SENTER v. PETHERAM

Supreme Court of New York (1909)

Facts

Issue

Holding — Wheeler, J.

Rule

Reasoning

Deep Dive: How the Court Reached Its Decision

Court's Discretion in Awarding Costs

The court recognized its discretion to award costs under section 3230 of the Code of Civil Procedure, which allowed for costs to be awarded to any party at the court's discretion, except as otherwise prescribed. However, it noted that this discretion was not absolute and was influenced by the statutory framework that had been established. The court highlighted that an amendment made in 1900 specifically limited the costs that could be awarded, stating they could not exceed the total amount authorized by statute. This indicated a legislative intent to impose restrictions on court discretion in awarding costs, which was a significant consideration in the court's reasoning. The court concluded that it could not award costs beyond the regular taxable costs and an additional allowance of $2,000 as specified in sections 3253 and 3254. Therefore, the court had to exercise its discretion within these established limits rather than in an unrestricted manner.

Legislative Intent and Statutory Framework

The court emphasized that the Legislature's intent behind the amendment was to provide a clear framework for the award of costs in will contests, thereby preventing arbitrary or excessive awards. By limiting the costs to regular taxable amounts and a specific extra allowance, the court believed it was adhering to the legislative purpose of ensuring fairness and predictability in the awarding of costs. The court analyzed the statutory language and determined that it was essential to interpret the provisions in a way that respected the boundaries set by the Legislature. This approach prevented the potential for conflicting interpretations that could arise if the court's discretion were deemed unlimited. Thus, the court maintained that any award of costs beyond the specified limits would undermine the legislative intent and create inconsistencies in the application of the law across similar cases.

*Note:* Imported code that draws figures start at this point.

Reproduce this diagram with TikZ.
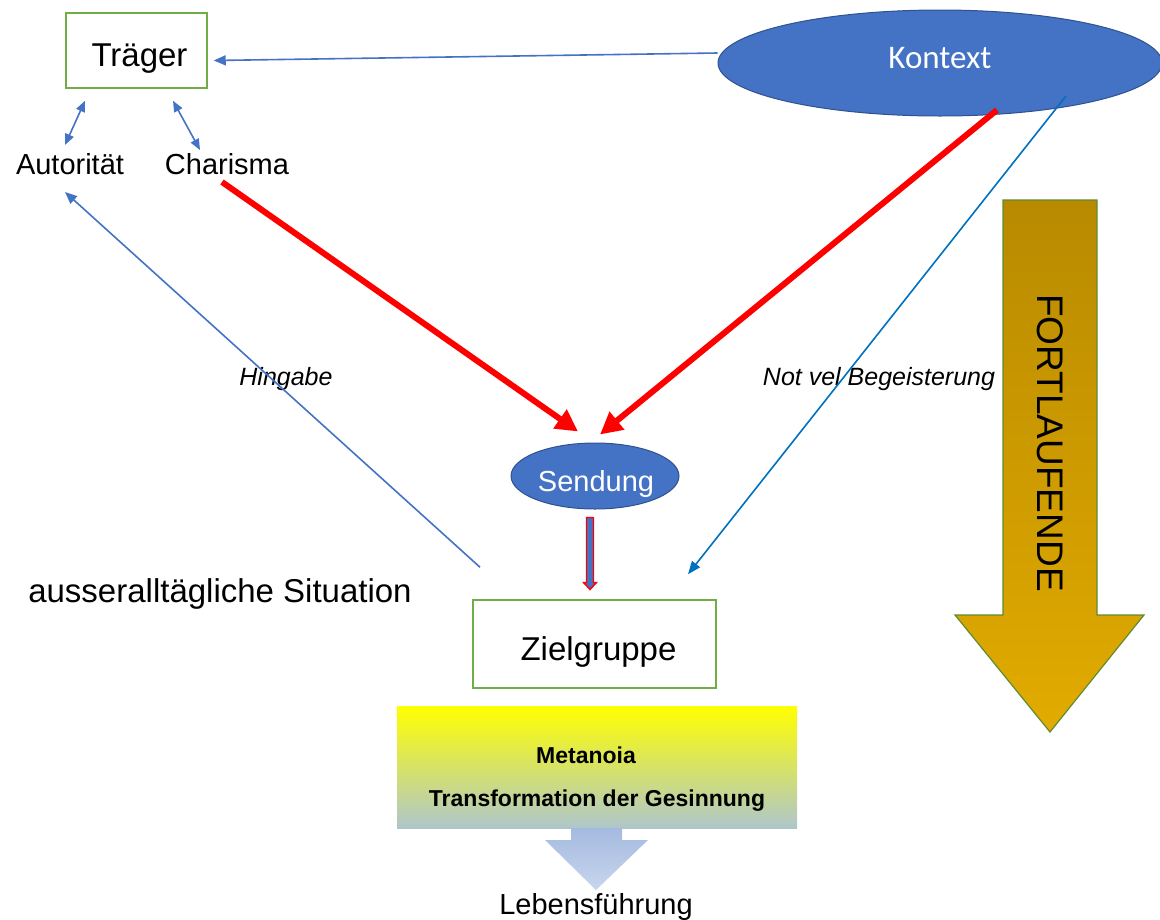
\documentclass[tikz,border=0pt]{standalone}
\usepackage{fontspec}
\setmainfont{Liberation Sans}
\newfontfamily\calib{Carlito}
\usetikzlibrary{shapes.geometric,arrows.meta,calc}
\definecolor{kblue}{HTML}{4472C4}
\definecolor{kborder}{HTML}{2F528F}
\definecolor{lblue}{HTML}{0070C0}
\definecolor{kgreen}{HTML}{70AD47}
\definecolor{ogreen}{HTML}{5E8C31}
\definecolor{gold1}{HTML}{B88A00}
\definecolor{gold2}{HTML}{E2AB00}
\definecolor{grayblue}{HTML}{AFC6CC}
\definecolor{ab1}{HTML}{A4BADF}
\definecolor{ab2}{HTML}{C8D6EE}
\newcommand{\fs}[1]{\fontsize{#1}{#1}\selectfont}
\tikzset{
  greenbox/.style={draw=kgreen, line width=1.5pt, fill=white, inner sep=0pt},
  blueell/.style={ellipse, draw=kborder, line width=1pt, fill=kblue, text=white, inner sep=0pt},
  plain/.style={inner sep=0pt, text=black},
  thinarrow/.style={draw=kblue, line width=1.6pt, -{Triangle[length=12pt,width=10pt]}},
  thindouble/.style={draw=kblue, line width=1.6pt, {Triangle[length=11pt,width=9pt]}-{Triangle[length=11pt,width=9pt]}},
  redarrow/.style={draw=red, line width=6pt, -{Triangle[length=22pt,width=22pt]}},
  lbluearrow/.style={draw=lblue, line width=1.6pt, -{Triangle[length=13pt,width=10pt]}},
}
\begin{document}
\begin{tikzpicture}[x=1pt,y=-1pt]
\useasboundingbox (0,0) rectangle (1160,919);

% nodes
\node[greenbox, minimum width=141pt, minimum height=75pt] (traeger) at (136.5,50.5) {};
\node[plain] (traegertxt) at (139.5,59) {\fs{33}Träger};
\node[plain] (autor) at (70,164) {\fs{29}Autorität};
\node[plain] (charisma) at (227,164) {\fs{29}Charisma};
\node[blueell, minimum width=444pt, minimum height=106pt] (kontext) at (940,63) {};
\node[plain, text=white] (kontexttxt) at (940,58) {\calib\fs{33}Kontext};
\node[blueell, minimum width=168pt, minimum height=66pt] (sendung) at (595,476) {};
\node[plain, text=white] (sendungtxt) at (596,484) {\fs{29}Sendung};
\node[greenbox, minimum width=243pt, minimum height=88pt] (ziel) at (594.5,644) {};
\node[plain] (zieltxt) at (598.5,652) {\fs{33}Zielgruppe};
\node[plain] (situation) at (220,594) {\fs{33}ausseralltägliche Situation};
\node[plain] (hingabe) at (286,379) {\fs{25}\itshape Hingabe};
\node[plain] (notvel) at (879,379) {\fs{25}\itshape Not vel Begeisterung};

% gradient box
\node[top color=yellow, bottom color=grayblue, minimum width=400pt, minimum height=122pt, inner sep=0pt] (meta) at (597,767) {};
\node[plain] (metanoia) at (586,755) {\fs{23}\bfseries Metanoia};
\node[plain] (trans) at (597,801) {\fs{23}\bfseries Transformation der Gesinnung};
\node[plain] (leben) at (596,907) {\fs{29}Lebensführung};

% arrow below gradient box
\path[top color=ab1, bottom color=ab2] (571,828) -- (622,828) -- (622,840) -- (648,840) -- (596,890) -- (545,840) -- (571,840) -- cycle;

% FORTLAUFENDE arrow
\path[top color=gold1, bottom color=gold2, draw=ogreen, line width=1.2pt]
  (1003,200) -- (1097,200) -- (1097,615) -- (1144,615) -- (1050,732) -- (955,615) -- (1003,615) -- cycle;
\node[plain, rotate=-90] (fort) at (1050,443) {\fs{37}FORTLAUFENDE};

% connectors
\draw[thinarrow] ([yshift=10pt]kontext.west) -- ([xshift=6pt,yshift=-10pt]traeger.east);
\draw[thindouble] ([xshift=-51.5pt,yshift=-12pt]traeger.south) -- ([xshift=-5pt,yshift=19pt]autor.center);
\draw[thindouble] ([xshift=36.5pt,yshift=-12pt]traeger.south) -- ([xshift=-27pt,yshift=14pt]charisma.center);
\draw[redarrow] ([xshift=-5pt,yshift=-18pt]charisma.center) -- ([xshift=-17pt,yshift=11pt]sendung.north);
\draw[redarrow] ([xshift=57pt,yshift=-47pt]kontext.center) -- ([xshift=5pt,yshift=8pt]sendung.north);
\draw[lbluearrow] ([xshift=126pt,yshift=-33pt]kontext.center) -- ([xshift=93.5pt,yshift=25pt]ziel.north);
\draw[thinarrow] ([xshift=-114.5pt,yshift=32pt]ziel.north) -- ([xshift=-5pt,yshift=-28pt]autor.center);

% Sendung -> Zielgruppe block arrow
\begin{scope}[shift={(sendung.south)}]
\draw[red, line width=1.4pt, fill=kblue] (-8.5,8) -- (-1.5,8) -- (-1.5,73) -- (1.5,73) -- (-5,80) -- (-11.5,73) -- (-8.5,73) -- cycle;
\end{scope}
\end{tikzpicture}
\end{document}
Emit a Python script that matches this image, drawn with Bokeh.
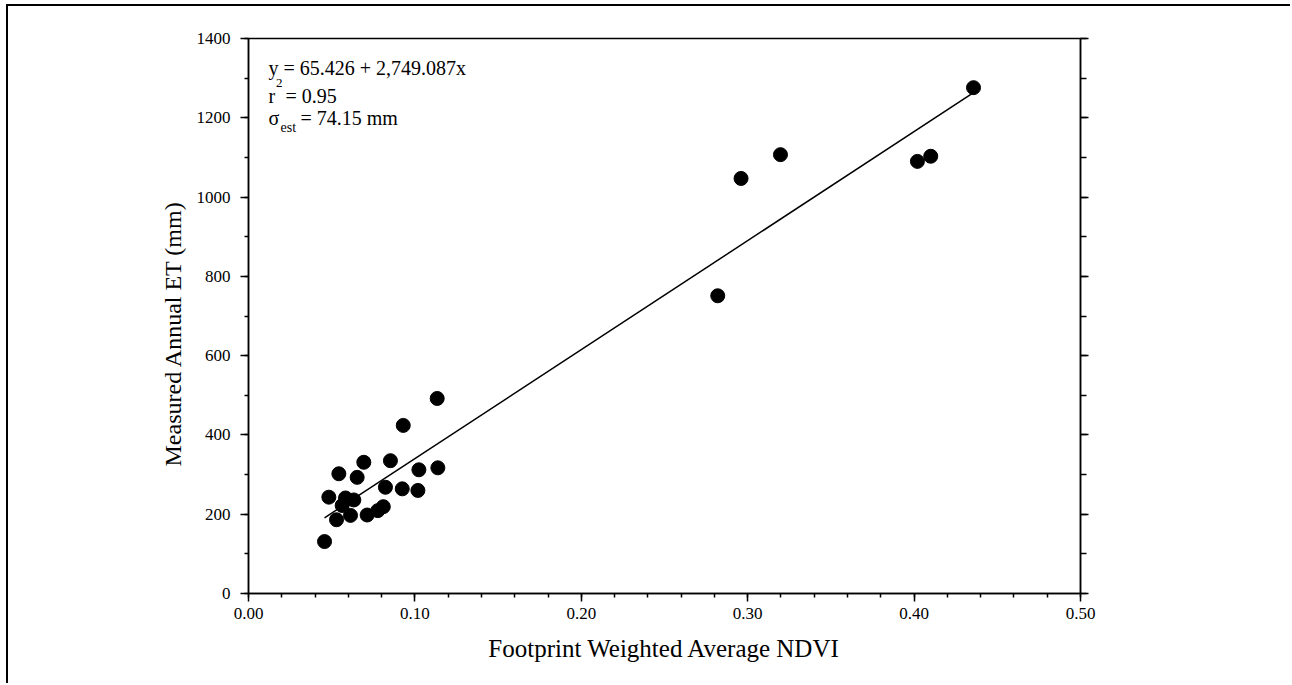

Distribution of Costs Among Parties

In determining how to distribute the $2,000 allowance, the court focused on the parties who were directly affected by the litigation outcome. The court identified that the legatees, who had specific bequests from the will, were the primary defendants and therefore the parties most concerned with the litigation. It acknowledged the unique circumstances of the case, particularly noting that some legatees had joined the plaintiffs in their effort to contest the will, which complicated the matter of cost distribution. The court decided that the executor's costs were separate and would not be included in the allowance since his role as a defender of the will was inherent in his duties. The court thus sought to ensure that the costs awarded would provide real benefit to those legatees whose interests were directly impacted by the litigation's outcome.

Plaintiffs' Attorney's Request for Costs

The court addressed the plaintiffs' attorney's request for a separate allowance of $2,500, acknowledging the significant efforts and time dedicated to the case. While recognizing the value of the plaintiffs' attorney's work and the reasonable expectation of success they had when bringing the action, the court ultimately denied this request. The rationale was that granting an allowance to the plaintiffs' attorney would reduce the funds available for the legatees who had successfully defended the will. The court emphasized that the plaintiffs' attorney had the right to seek compensation from the plaintiffs themselves, rather than from the estate, as any allowance from the estate would ultimately be borne by the clients. This decision underscored the court's commitment to fairness in the distribution of costs while also respecting the financial dynamics between the attorney and their clients.

Conclusion on Cost Awards

In conclusion, the court determined that a total allowance of $2,000 was appropriate, given the complexity and duration of the litigation, which had spanned fourteen days and involved substantial preparation. It recognized the increased value of the estate during the proceedings and the financial implications for the legatees due to the delay in accessing their bequests. The court established a distribution plan for the $2,000 allowance, allocating funds based on the specific legacies involved and the contributions of each party to the litigation. This decision reflected the court's careful consideration of the interests of all parties involved and aimed to ensure that the allowances were just and proportionate to the stakes in the case. Ultimately, the court's ruling underscored its adherence to statutory limits while also exercising its discretion in a manner that it deemed fair and reasonable within the context of the litigation.